Lighting, weather protection, and year-round usability

A garden-inspired venue must address the interplay between plants and atmosphere after dark. Warm, low lighting tends to flatter foliage and people, while selective accent lighting can turn a single specimen plant into a landmark that aids navigation. Weather protection is both functional and aesthetic: covered terraces, heating, and wind shielding allow planting to remain lush and guests to remain comfortable, extending the social season. On rooftops, durable materials—powder-coated metals, rot-resistant timbers, and UV-stable fabrics—support a garden look without constant replacement.

Garden inspiration in food and drink concepts

In many modern venues, garden inspiration extends into menu development through the use of herbs, citrus, floral notes, and seasonal produce that echo the planting palette. This does not require literal “garden” dishes; rather, it relies on thematic coherence: a rosemary-forward cocktail alongside grilled dishes finished with herb oils, or a bright, green small-plate selection that matches spring growth. Pairing language often borrows from horticulture—freshness, brightness, earthiness—and can be reinforced through garnish choices and service rituals that foreground aroma.

Programming and events informed by the garden calendar

Garden inspiration can structure programming by treating the year as a sequence of atmospheric “chapters.” Seasonal rotations in planting create natural prompts for themed weekends, live music moods, and timed menu releases, while practical horticultural cycles (pruning, replanting, harvest moments) can become visible, shareable features of the guest experience. For corporate and private events, garden-led design offers a flexible backdrop that reads as celebratory without needing heavy decoration, especially when the planting itself carries strong colour and form.

Practical methods for generating garden ideas

Garden inspiration is most useful when translated into repeatable methods that reduce decision fatigue. Common techniques include mood boards built from leaf shapes and textures rather than only flower colours, material palettes that echo natural surfaces, and “anchor plants” that define a scheme even when seasonal plants change. Useful approaches include:
- Collecting a limited palette of three to five dominant greens, plus one accent colour for each season.
- Choosing one structural form to repeat, such as clipped mounds, upright spires, or draping trailers.
- Planning at least two sensory moments—scent at the entrance and tactile foliage along a main path.
- Designing for maintenance access from the start, ensuring planters can be watered, pruned, and refreshed without disrupting circulation.
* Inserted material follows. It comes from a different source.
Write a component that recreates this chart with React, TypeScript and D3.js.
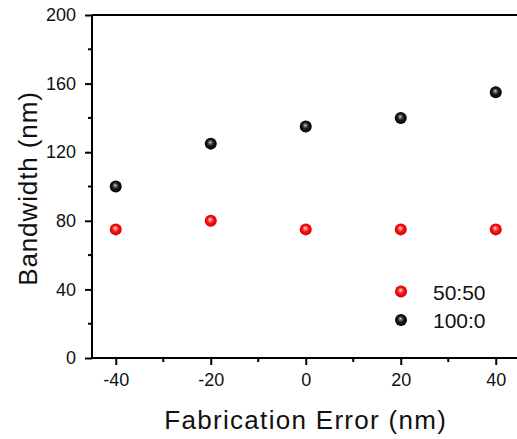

Common pitfalls and how garden-inspired spaces avoid them

A frequent pitfall is designing a garden look that cannot survive the site’s conditions, leading to sparse planters and visual decline. Another is over-theming—adding too many decorative motifs that compete with living plants rather than supporting them. Garden-inspired spaces tend to succeed when they prioritise plant health, repeat a few strong design moves, and allow seasonal change to be the main source of novelty. In high-traffic venues, durability, clear pathways, and an intentional balance between dense planting and open social areas keep the garden feeling abundant while remaining functional.